Tonight I finished the book, Saving CeeCee Honeycutt by Beth Hoffman. This is the second time I read the book. I first read it in November. Today I read it for the book club. Still not sure if I will attend the meeting. Loved reading the book even more the second time around. This book has a beautiful cover and is a great story. I want to be in the story. Living the life in Savannah. I want these women to be my friends.
Today was another up and down day in my life. Seems like how it goes right now. First I had some Princesses stop by for tea (pink lemonade). One Fairy Butterfly. I was the Queen. I am not allowed to be a Fairy. Per bossy Tink's instructions, I always have to be the human. Story of my life. The tea party was wonderful. Nothing like a group of beautiful little girls to fill the house with giggles. My favorite part is when Hubby and Uncle would come near the party, the little girls would say; "No boys allowed." The party was under two hours. I was not sad to see all the Princesses leave.
Note my grand child has to be the one standing on her seat. The other grand child is missing due to a pout. Great nieces sitting where they should be.
Tink looks a bit under the weather.
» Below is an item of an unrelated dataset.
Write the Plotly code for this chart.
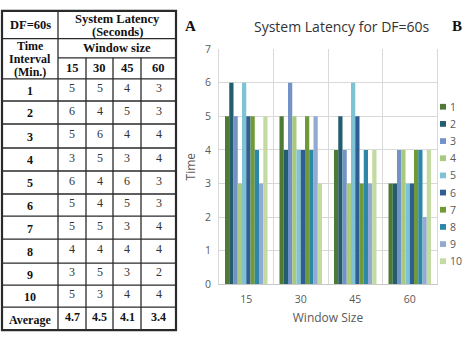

She had issues with the game of duck, duck, goose. She wanted to play Fairy Butterflies.
I promise the Princesses looked happier earlier. It was time to go. They were tired. (I was tired!)
When I woke up this morning Uncle had not slept. I still had some hope that things were looking up. He seemed more agreeable. He was happy to see the little girls. I even felt organized and put chili in the crockpot. After the girls left Uncle's mood turned. I am trying to work on him smoking less. It worked during the morning. Then Uncle decided he was not going to play my one cigarette an hour game anymore. He threw a 3 yr. old tantrum. I stood up to him for awhile and then lost my temper. I left, went to my brother's and held their little dogs. Normally, I am not a big fan of poodles. But, I love my brother's poodle Josh. I sat and talked to Josh while my sister in law got dialysis going. Puppy calmed me, I came home for a nap. Uncle was calm when I got home. The major problem right now is, I do not have patience. I am exhausted. I am OVER it. Unfortunately, I cannot be over it. My emotions are not as controlled as they need to be.
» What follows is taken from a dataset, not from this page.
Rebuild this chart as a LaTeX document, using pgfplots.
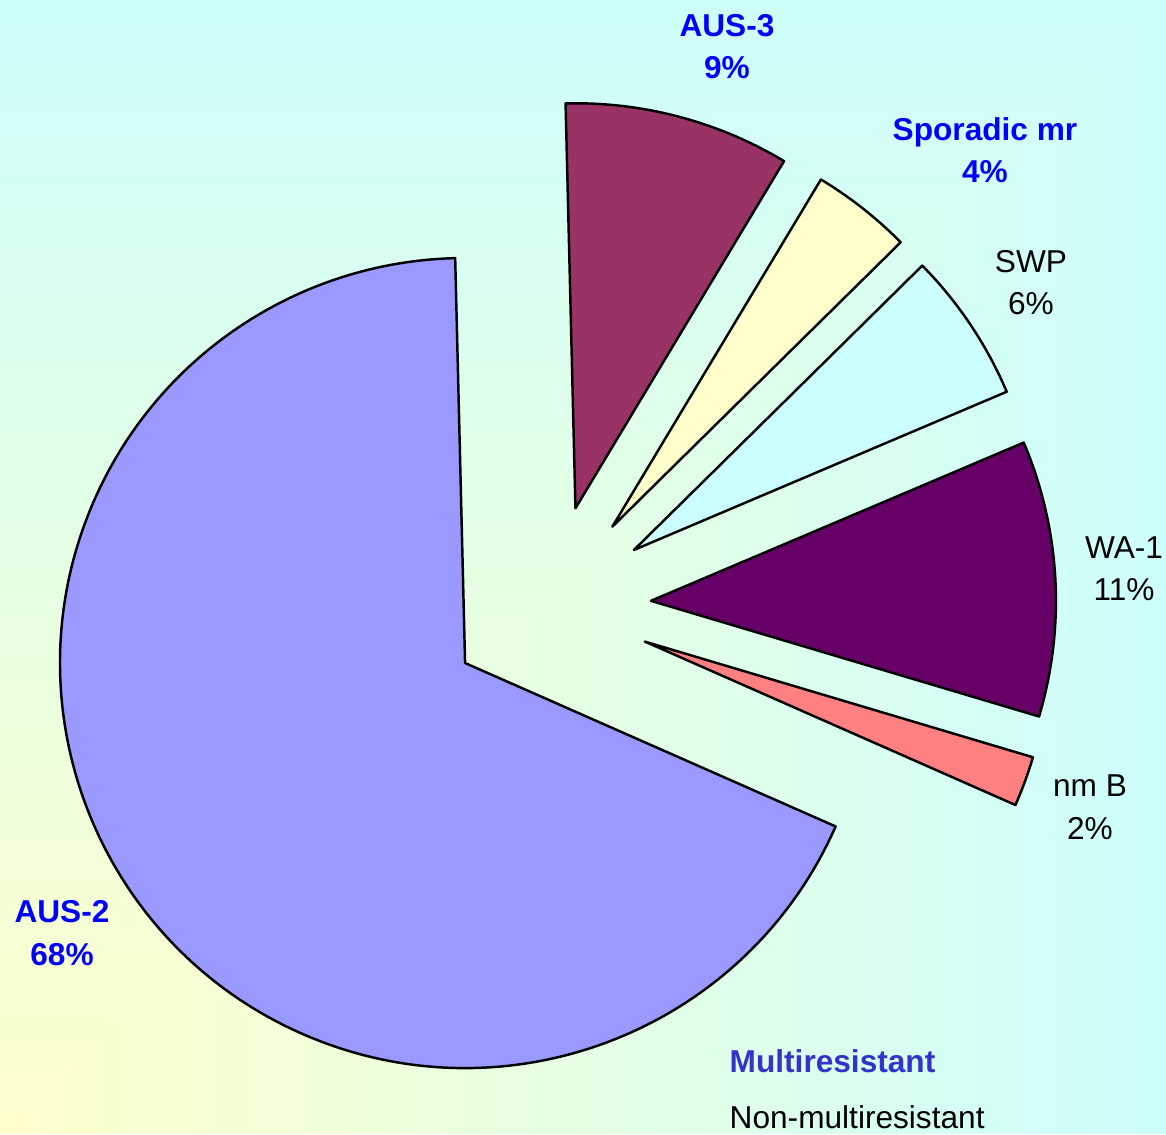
\documentclass[border=0pt]{standalone}
\usepackage{pgfplots}
\pgfplotsset{compat=1.18}
\usepackage{fontspec}
\setmainfont{Liberation Sans}

\definecolor{cAUSthree}{HTML}{993366}
\definecolor{cSpor}{HTML}{FFFFCC}
\definecolor{cSWP}{HTML}{CCFFFF}
\definecolor{cWA}{HTML}{660066}
\definecolor{cNMB}{HTML}{FF8080}
\definecolor{cAUStwo}{HTML}{9999FF}
\definecolor{lblblue}{HTML}{0000FF}
\definecolor{legblue}{HTML}{3333CC}
\definecolor{bgY}{HTML}{FFFFCC}
\definecolor{bgC}{HTML}{CCFFFC}

\tikzset{
  lbl/.style={font={\fontsize{9}{12.2}\selectfont}, inner sep=0pt, align=center, anchor=base},
  blbl/.style={lbl, text=lblblue, font={\fontsize{9}{12.2}\selectfont\bfseries}},
}

\begin{document}
\begin{tikzpicture}
\begin{axis}[
    scale only axis,
    width=11.66cm, height=11.34cm,
    xmin=0, xmax=1166, ymin=0, ymax=1134,
    hide axis,
    clip=false,
]
% background: gradient from the lower left corner (yellow) to cyan
\foreach \i in {50,49,...,1}{
  \pgfmathsetmacro\rx{23.32*\i}
  \pgfmathsetmacro\ry{22.68*\i}
  \pgfmathtruncatemacro\pc{2*\i-1}
  \edef\temp{\noexpand\fill[bgC!\pc!bgY] (axis cs:0,0) rectangle (axis cs:\rx,\ry);}
  \temp
}
\coordinate (BL) at (axis cs:0,0);
\coordinate (TR) at (axis cs:1166,1134);

% exploded pie: share (%) / colour, clockwise from the top
\gdef\cum{0}
\foreach \p/\c in {9/cAUSthree, 4/cSpor, 6/cSWP, 11/cWA, 2/cNMB, 68/cAUStwo}{
  \pgfmathsetmacro\a{91.4-3.6*\cum}
  \pgfmathsetmacro\b{\a-3.6*\p}
  \pgfmathsetmacro\m{(\a+\b)/2}
  \pgfmathsetmacro\tx{549.5+101.6*cos(\m)}
  \pgfmathsetmacro\ty{527.5+101.6*sin(\m)}
  \pgfmathsetmacro\sx{\tx+405*cos(\a)}
  \pgfmathsetmacro\sy{\ty+405*sin(\a)}
  \edef\temp{\noexpand\draw[fill=\c, line width=0.7pt, line join=round]
    (axis cs:\tx,\ty) -- (axis cs:\sx,\sy)
    arc[start angle=\a, end angle=\b, radius=405] -- cycle;}
  \temp
  \pgfmathsetmacro\newcum{\cum+\p}
  \xdef\cum{\newcum}
}

% labels (anchored at the baseline of the second line)
\node[blbl] at (axis cs:727,1055) {AUS-3\\9\%};
\node[blbl] at (axis cs:985,951) {Sporadic mr\\4\%};
\node[lbl] at (axis cs:1031,819) {SWP\\6\%};
\node[lbl] at (axis cs:1124,533) {WA-1\\11\%};
\node[lbl] at (axis cs:1090,295) {nm B\\2\%};
\node[blbl] at (axis cs:62,169) {AUS-2\\68\%};
\node[blbl, anchor=base west, text=legblue] at (axis cs:729,62) {Multiresistant};
\node[lbl, anchor=base west] at (axis cs:729,6) {Non-multiresistant};
\end{axis}
\pgfresetboundingbox
\path[use as bounding box] (BL) rectangle (TR);
\end{tikzpicture}
\end{document}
One thing I have been trying to do is get out and walk. Exercise my body and hope it helps my spirit. I did not get my walk around the lake today. It is really more of a pond. It is called, Lion's Lake. It is 3/4 mile around. I really enjoy it. This is another place I got to find peace. One side of the pond is under trees, feels like I am walking in a forest. One side is open. I do not go out there alone. Really does not feel safe. When Hubby goes with me, he walks a lap, sits a lap. I think he likes how peaceful it is too.
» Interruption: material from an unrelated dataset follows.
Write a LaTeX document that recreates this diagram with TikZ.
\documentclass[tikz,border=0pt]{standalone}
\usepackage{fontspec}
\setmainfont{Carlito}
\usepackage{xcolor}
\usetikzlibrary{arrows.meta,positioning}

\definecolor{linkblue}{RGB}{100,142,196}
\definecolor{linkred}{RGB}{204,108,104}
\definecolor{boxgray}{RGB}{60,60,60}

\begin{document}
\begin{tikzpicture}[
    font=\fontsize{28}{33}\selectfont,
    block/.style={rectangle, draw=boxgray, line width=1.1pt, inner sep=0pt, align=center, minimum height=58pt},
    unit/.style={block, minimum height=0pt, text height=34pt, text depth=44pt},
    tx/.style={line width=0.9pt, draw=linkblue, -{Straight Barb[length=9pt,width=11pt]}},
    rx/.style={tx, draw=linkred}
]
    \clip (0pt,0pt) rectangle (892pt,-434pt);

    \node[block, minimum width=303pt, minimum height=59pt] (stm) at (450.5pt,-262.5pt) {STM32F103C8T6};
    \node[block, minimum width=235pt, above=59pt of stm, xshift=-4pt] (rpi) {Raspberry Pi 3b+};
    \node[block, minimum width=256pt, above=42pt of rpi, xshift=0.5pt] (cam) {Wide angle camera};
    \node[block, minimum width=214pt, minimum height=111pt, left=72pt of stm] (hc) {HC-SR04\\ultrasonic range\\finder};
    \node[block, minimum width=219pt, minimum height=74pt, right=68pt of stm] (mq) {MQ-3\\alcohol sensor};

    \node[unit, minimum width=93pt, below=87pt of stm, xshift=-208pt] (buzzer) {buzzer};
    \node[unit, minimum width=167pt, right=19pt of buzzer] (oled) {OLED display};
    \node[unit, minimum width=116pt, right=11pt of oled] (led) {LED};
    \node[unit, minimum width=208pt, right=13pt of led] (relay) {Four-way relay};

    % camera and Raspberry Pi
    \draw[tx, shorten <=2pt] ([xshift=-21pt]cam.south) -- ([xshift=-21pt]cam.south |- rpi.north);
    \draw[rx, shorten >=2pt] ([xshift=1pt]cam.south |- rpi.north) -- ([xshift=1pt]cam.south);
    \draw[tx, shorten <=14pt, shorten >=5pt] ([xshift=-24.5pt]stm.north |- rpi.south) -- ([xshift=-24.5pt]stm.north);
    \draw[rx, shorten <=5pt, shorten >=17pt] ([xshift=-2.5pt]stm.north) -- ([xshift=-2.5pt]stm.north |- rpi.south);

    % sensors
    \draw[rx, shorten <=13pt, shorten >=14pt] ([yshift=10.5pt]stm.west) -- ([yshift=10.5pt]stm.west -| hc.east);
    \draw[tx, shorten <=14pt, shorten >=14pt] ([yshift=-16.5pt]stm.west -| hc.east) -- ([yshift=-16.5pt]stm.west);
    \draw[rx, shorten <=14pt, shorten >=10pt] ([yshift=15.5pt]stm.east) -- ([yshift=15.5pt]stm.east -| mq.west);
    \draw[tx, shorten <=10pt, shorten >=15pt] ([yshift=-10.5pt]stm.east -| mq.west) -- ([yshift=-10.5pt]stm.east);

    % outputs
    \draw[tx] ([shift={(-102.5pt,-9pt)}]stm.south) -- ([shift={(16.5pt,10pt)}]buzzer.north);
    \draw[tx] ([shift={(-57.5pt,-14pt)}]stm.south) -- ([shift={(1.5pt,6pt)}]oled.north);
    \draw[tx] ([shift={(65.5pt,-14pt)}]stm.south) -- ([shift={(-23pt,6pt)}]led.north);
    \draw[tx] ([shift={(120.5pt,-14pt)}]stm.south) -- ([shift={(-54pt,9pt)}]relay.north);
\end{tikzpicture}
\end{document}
Today I received this great text from Millhouse. It was her little boy SBR. Before he was born I sent him books. One of the books was Moo, Baa, Faa La La. Well SBR learned to say the La La part. When I figured out what he was saying I just started smiling and laughing out loud. Had to play it several times. Next thing I know tears are running down my face and I am having a ridiculous cry over his little voice. Then Millhouse sent me a text of SBR giggling and giggling. That is why I love my Millhouse. She knows what I need right now. It is very odd for me to be crying out of nowhere. For years I did not cry. I know that was a problem. I learned to repress my feelings a bit too much. I missed crying over sappy movies. I look forward to maybe having more normal emotions.
1 comment:
The girls enjoyed the Tea Party. Though Tink had attitude all day. She was having an 'off day' herself. She's had nightmares 3 nights in a row. Not fun.
-Tink's tired mommy.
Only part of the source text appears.